Drawing on insights from Annie Duke and Barack Obama, he underscores that good decisions aren’t always about good outcomes – they’re about sound process.
Arjun on decisions
Key Takeaways
- Optionality is power: Make decisions that open more doors than they close. Judge opportunities by asymmetry – risk vs. reward.
- Be willing to take pay cuts for learning: Twice in his career, Raghavan took massive financial hits to explore new paths and deepen understanding.
- Impact needs timing: You may want to change the world at 27, but significant influence often comes later with experience and credibility.
- In investing, process > outcome: Good decisions can have bad outcomes and vice versa. Focus on the decision-making process, not the immediate result.
- Diversification is resilience: Spread bets across many investments and asset classes.
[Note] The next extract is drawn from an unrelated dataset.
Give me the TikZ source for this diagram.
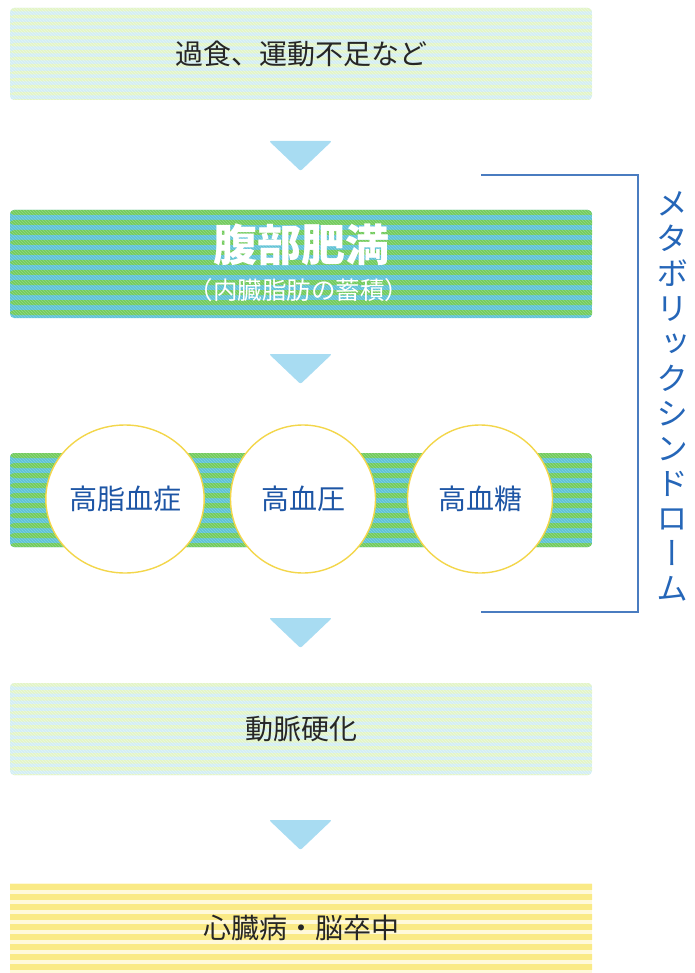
\documentclass[tikz,border=0pt]{standalone}
\usepackage{fontspec}
\setmainfont{Noto Sans CJK JP}
\newfontfamily\vjp[RawFeature=+vert]{Noto Sans CJK JP}
\usetikzlibrary{shapes.geometric,patterns}
\definecolor{paleg}{HTML}{E4F5C4}
\definecolor{palec}{HTML}{D3EEF4}
\definecolor{darkg}{HTML}{72CB5C}
\definecolor{darkc}{HTML}{5EC2D6}
\definecolor{yel}{HTML}{FAEA86}
\definecolor{paley}{HTML}{FFF9DA}
\definecolor{arrowc}{HTML}{A8DCF2}
\definecolor{txtblue}{HTML}{1D55A5}
\definecolor{bracketc}{HTML}{4A7CC0}
\definecolor{labblue}{HTML}{2566B8}
\definecolor{ringc}{HTML}{F3D64A}
\tikzset{
  boxbase/.style={minimum width=582pt, inner sep=0pt, rounded corners=4pt},
  lightbox/.style={boxbase, path picture={
      \fill[palec] (path picture bounding box.north west) rectangle (path picture bounding box.south east);
      \foreach \k in {0,...,16}{
        \fill[paleg] ([yshift=-\k*7pt]path picture bounding box.north west) rectangle ++(600pt,-3.5pt);}
      \fill[pattern=north west lines, pattern color=white!70!palec, opacity=0.5] (path picture bounding box.north west) rectangle (path picture bounding box.south east);
  }},
  darkbox/.style={boxbase, path picture={
      \fill[darkc] (path picture bounding box.north west) rectangle (path picture bounding box.south east);
      \foreach \k in {0,...,12}{
        \fill[darkg] ([yshift=-\k*10pt]path picture bounding box.north west) rectangle ++(600pt,-5pt);}
      \fill[pattern=north west lines, pattern color=white, opacity=0.25] (path picture bounding box.north west) rectangle (path picture bounding box.south east);
  }},
  yellowbox/.style={boxbase, rounded corners=0pt, path picture={
      \fill[paley] (path picture bounding box.north west) rectangle (path picture bounding box.south east);
      \foreach \k in {0,...,12}{
        \fill[yel] ([yshift=-\k*10pt-1pt]path picture bounding box.north west) rectangle ++(600pt,-6pt);}
  }},
  downarrow/.style={fill=arrowc, rounded corners=2pt},
  ring/.style={ellipse, fill=white, draw=ringc, line width=1.4pt, minimum width=145pt, minimum height=148pt, inner sep=0pt,
    text=txtblue, font=\fontsize{28}{30}\selectfont},
  bracket/.style={draw=bracketc, line width=1.5pt},
  blacktxt/.style={text=black!85, font=\fontsize{28}{30}\selectfont}
}
\begin{document}
\begin{tikzpicture}[x=1pt, y=-1pt]
\useasboundingbox (0,0) rectangle (694,973);
% boxes
\node[lightbox, minimum height=92pt, blacktxt] (b1) at (301,54) {過食、運動不足など};
\node[darkbox, minimum height=108pt] (b2) at (301,264) {};
\node[text=white, font=\fontsize{44}{46}\selectfont\bfseries, inner sep=0pt] (t2) at (301,245) {腹部肥満};
\node[text=white, font=\fontsize{24.5}{26}\selectfont, inner sep=0pt] (s2) at (299,290) {（内臓脂肪の蓄積）};
\node[darkbox, minimum height=94pt] (b3) at (301,500) {};
\node[lightbox, minimum height=92pt, blacktxt] (b4) at (301,729) {動脈硬化};
\node[yellowbox, minimum height=90pt, blacktxt] (b5) at (301,928) {心臓病・脳卒中};
% circles
\node[ring] (c1) at (125,499) {高脂血症};
\node[ring] (c2) at (303,499) {高血圧};
\node[ring] (c3) at (480,499) {高血糖};
% arrows
\fill[downarrow] (269,141) -- (332,141) -- (300.5,171) -- cycle;
\fill[downarrow] (269,354) -- (332,354) -- (300.5,384) -- cycle;
\fill[downarrow] (269,618) -- (332,618) -- (300.5,648) -- cycle;
\fill[downarrow] (269,820) -- (332,820) -- (300.5,850) -- cycle;
% bracket
\coordinate (bt) at (481,175);
\coordinate (bb) at (481,612);
\draw[bracket] (bt) -- (638,175) -- (638,612) -- (bb);
% vertical label
\node[text=labblue, font=\vjp\fontsize{32}{35}\selectfont, align=center, inner sep=0pt] (lab) at (672,396)
  {メ\\タ\\ボ\\リ\\ッ\\ク\\シ\\ン\\ド\\ロ\\ー\\ム};
\end{tikzpicture}
\end{document}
Avoid concentrated risk.
- Volatility is the norm: What seems like exceptional uncertainty today is actually a return to the historical baseline. Plan for chaos.
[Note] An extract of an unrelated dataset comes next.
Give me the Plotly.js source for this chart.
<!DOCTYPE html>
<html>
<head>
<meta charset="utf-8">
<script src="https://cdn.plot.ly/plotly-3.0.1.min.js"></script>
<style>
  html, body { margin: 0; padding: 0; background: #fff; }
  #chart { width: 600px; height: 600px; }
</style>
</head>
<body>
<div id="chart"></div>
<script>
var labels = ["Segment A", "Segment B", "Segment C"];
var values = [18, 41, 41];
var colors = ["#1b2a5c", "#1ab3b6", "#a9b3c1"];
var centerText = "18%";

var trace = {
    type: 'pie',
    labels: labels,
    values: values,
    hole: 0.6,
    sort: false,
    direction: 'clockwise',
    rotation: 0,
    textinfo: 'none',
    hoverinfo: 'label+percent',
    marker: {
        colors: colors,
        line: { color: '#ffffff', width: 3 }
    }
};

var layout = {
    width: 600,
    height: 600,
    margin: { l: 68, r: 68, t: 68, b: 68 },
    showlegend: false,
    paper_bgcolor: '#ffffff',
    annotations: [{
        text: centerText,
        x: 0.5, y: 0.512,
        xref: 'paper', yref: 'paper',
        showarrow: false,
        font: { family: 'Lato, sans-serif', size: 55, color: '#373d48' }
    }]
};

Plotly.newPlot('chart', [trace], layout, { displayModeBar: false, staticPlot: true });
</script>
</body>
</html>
- Client psychology matters: Rationality must be tempered with empathy – clients’ emotional responses to gains/losses affect investment decisions.
References
- Annie Duke – Thinking in Bets: A guide to probabilistic thinking and decision-making in uncertainty.
- Hans Rosling – Factfulness: A data-based antidote to fear and pessimism.
- David McWilliams (economist): Featured in earlier episodes discussing how markets discipline populists.
- Barack Obama (on decision-making): Knowing you made the best call with the information available brings peace of mind.
- “Where Are the Customers’ Yachts?” by Fred Schwed Jr.: A classic critique of Wall Street’s appearance vs. reality.
Great Quotes
“When you make the right decision and get the wrong outcome, it was still the right decision.”
“I look at the asymmetry of outcomes. What’s the downside vs. the upside?”
“Create the optionality and it so happened that it worked out. But if you don’t create the opportunity, you just never know.”
“We’re not investing in country balance sheets—we’re investing in companies.”
“Markets put manners on megalomaniacs.”
“Don’t be afraid to cost yourself money, take a pay cut even, to explore new things and learn what you need to learn.”
“Sleep well thinking you made the best decision you could with the information that you had.”